Anchorage Type	Development Length Factor	Typical Applications	ACI Reference	Limitations
90° Standard Hook	0.7 (tension)	Beam-column joints Stirrup anchorage Footing dowels	25.4.3.1	Minimum 6db tail extension Not for f'c < 21 MPa Reduce capacity by 30% for lightweight concrete
180° Hook	0.8 (tension)	Column ties Wall boundary elements	25.4.3.2	Minimum 4db tail extension Not permitted for #11 and larger bars
Headed Bars	0.7 (tension/compression)	Precast connections Column starter bars Rock anchorage	25.4.4	Head area ≥ 4× bar area Minimum 30mm cover to head Not for seismic hooks (ACI 18.8.5.1)

Design Recommendation: Use hooks when space constraints prevent straight development, but verify confinement with ACI 25.4.3.3's side cover requirements (2.5× hook radius).

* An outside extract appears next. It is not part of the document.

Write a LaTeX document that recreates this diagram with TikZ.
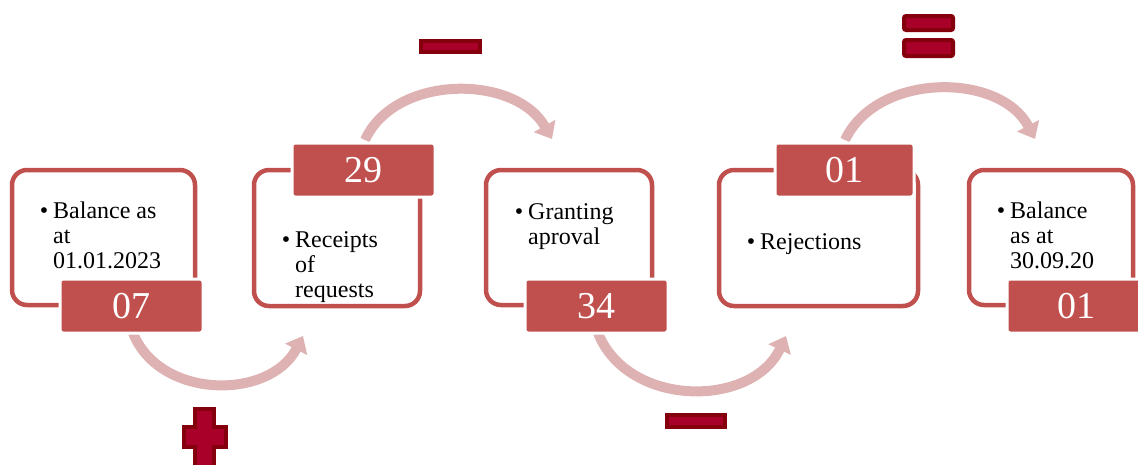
\documentclass[tikz,border=0pt]{standalone}
\usepackage{fontspec}
\setmainfont{Liberation Serif}
\usetikzlibrary{arrows.meta}
\definecolor{boxred}{RGB}{192,80,77}
\definecolor{flowpink}{RGB}{222,178,178}
\definecolor{signdark}{RGB}{132,0,12}
\definecolor{signmid}{RGB}{168,0,40}
\tikzset{
  frame/.style={draw=boxred,line width=4.5pt,rounded corners=15pt},
  numbox/.style={fill=boxred,draw=white,line width=3pt,rounded corners=3pt},
  numtext/.style={text=white,font=\fontsize{38}{40}\selectfont},
  itemtext/.style={anchor=base west,inner sep=0pt,font=\fontsize{24}{25}\selectfont},
  flow/.style={draw=flowpink,line width=10pt,-{Triangle[width=24pt,length=15pt]}},
  sign/.style={fill=signmid,draw=signdark,line width=4pt}
}
\newcommand{\itm}{\llap{\textbullet\hspace{5pt}}}
\begin{document}
\begin{tikzpicture}[x=1pt,y=-1pt]
\useasboundingbox (0,0) rectangle (1138,464);

% curved flow arrows (behind the boxes)
\coordinate (f1s) at (133,333); \coordinate (f1e) at (303,336);
\coordinate (f2s) at (365,140); \coordinate (f2e) at (552,139);
\coordinate (f3s) at (598,333); \coordinate (f3e) at (786,336);
\coordinate (f4s) at (845,140); \coordinate (f4e) at (1035,139);
\draw[flow] (f1s) .. controls (160,400) and (270,400) .. (f1e);
\draw[flow] (f2s) .. controls (395,74) and (515,74) .. (f2e);
\draw[flow] (f3s) .. controls (628,408) and (752,408) .. (f3e);
\draw[flow] (f4s) .. controls (877,72) and (1000,72) .. (f4e);

% framed step boxes
\draw[frame] (12,170) rectangle (195,305);
\draw[frame] (254,170) rectangle (420,306);
\draw[frame] (486,170) rectangle (652,305);
\draw[frame] (719,170) rectangle (918,306);
\draw[frame] (969,170) rectangle (1133,305);

% number boxes
\draw[numbox] (60,279) rectangle (203,333);
\node[numtext] (n1) at (131.5,306) {07};
\draw[numbox] (292,143) rectangle (435,197);
\node[numtext] (n2) at (363.5,170) {29};
\draw[numbox] (775,143) rectangle (914,197);
\node[numtext] (n4) at (844.5,170) {01};
\draw[numbox] (525,279) rectangle (668,333);
\node[numtext] (n3) at (596.5,306) {34};
\draw[numbox] (1007,279) rectangle (1150,333);
\node[numtext] (n5) at (1076,306) {01};

% item texts
\node[itemtext] (t1) at (53,218) {\begin{tabular}[t]{@{}l@{}}\itm Balance as\\ at\\ 01.01.2023\end{tabular}};
\node[itemtext] (t2) at (295,247) {\begin{tabular}[t]{@{}l@{}}\itm Receipts\\ of\\ requests\end{tabular}};
\node[itemtext] (t3) at (528,219) {\begin{tabular}[t]{@{}l@{}}\itm Granting\\ aproval\end{tabular}};
\node[itemtext] (t4) at (760,249) {\begin{tabular}[t]{@{}l@{}}\itm Rejections\end{tabular}};
\node[itemtext] (t5) at (1010,218) {\begin{tabular}[t]{@{}l@{}}\itm Balance\\ as at\\ 30.09.20\end{tabular}};

% operation signs
\draw[sign] (421,41) rectangle (480,52);
\draw[sign] (667,415) rectangle (725,427);
\draw[sign] (195,409) -- (214,409) -- (214,427) -- (226,427) -- (226,447)
  -- (214,447) -- (214,470) -- (195,470) -- (195,447) -- (184,447)
  -- (184,427) -- (195,427) -- cycle;
\draw[sign,rounded corners=2pt] (904,16) rectangle (953,30);
\draw[sign,rounded corners=2pt] (904,40) rectangle (953,56);
\end{tikzpicture}
\end{document}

How do I account for bundled bars in bond calculations?

Bundled bars require special consideration per ACI 25.6.1:

1. Development Length Adjustment:
   • For 2-bar bundles: Increase l_d by 20% for #11 and smaller
   • For 3-4 bar bundles: Increase l_d by 33%
   • No adjustment for compression development
2. Spacing Requirements:
   • Minimum 25mm clear distance between bundles
   • Bundle must be enclosed within stirrups/ties
   • Maximum bundle area ≤ 0.08A_g (gross section area)
3. Bond Stress Calculation:
   • Use equivalent diameter: d_beq = √(n×d_b²) where n = number of bars
   • For 3 #8 bars: d_beq = √(3×25.4²) = 43.9mm
   • Apply 10% reduction to bond stress for bundles > 2 bars
4. Constructability Tips:
   • Use tying wire at 1m intervals to maintain bundle integrity
   • Avoid bundles in plastic hinge zones (ACI 18.7.5.2)
   • Specify "contact lap splices" for bundled bars (ACI 25.5.1.2)

Warning: Bundles > 4 bars require project-specific testing per ACI 318-19 Section 26.12.2.3. The 2018 ACI Structural Journal reported 40% bond strength reduction in improperly tied 4-bar #9 bundles.

What are the bond considerations for lightweight concrete?

Lightweight concrete exhibits different bond characteristics due to its porous aggregate structure:

Key Modifications:

• Development Length: Increase by 25% for all-lightweight concrete (ACI 25.4.2.4d)
• Bond Stress: Maximum allowable reduced to 0.75×√f'c (but not > 3.6 MPa)
• Splice Length: Class A splices require 1.25l_d; Class B require 1.625l_d

Material-Specific Requirements:

Property	Normalweight	All-Lightweight	Sand-Lightweight
Density (kg/m³)	2300	1600-1900	1900-2100
Modulus of Elasticity (GPa)	25-30	14-20	18-24
Bond Strength Reduction	1.0	0.75	0.85
Minimum f'c for Structural (MPa)	21	28	25

Best Practices:

1. Use Type S lightweight aggregate (expanded shale/clay) for better bond
2. Increase stirrup spacing by 20% to accommodate aggregate size
3. Specify minimum 28-day moist curing for bond development
4. Conduct ASTM C234 absorption tests to verify aggregate quality

Reference: ACI 213R-14 "Guide for Structural Lightweight-Aggregate Concrete" provides detailed mix design recommendations for bond-critical applications.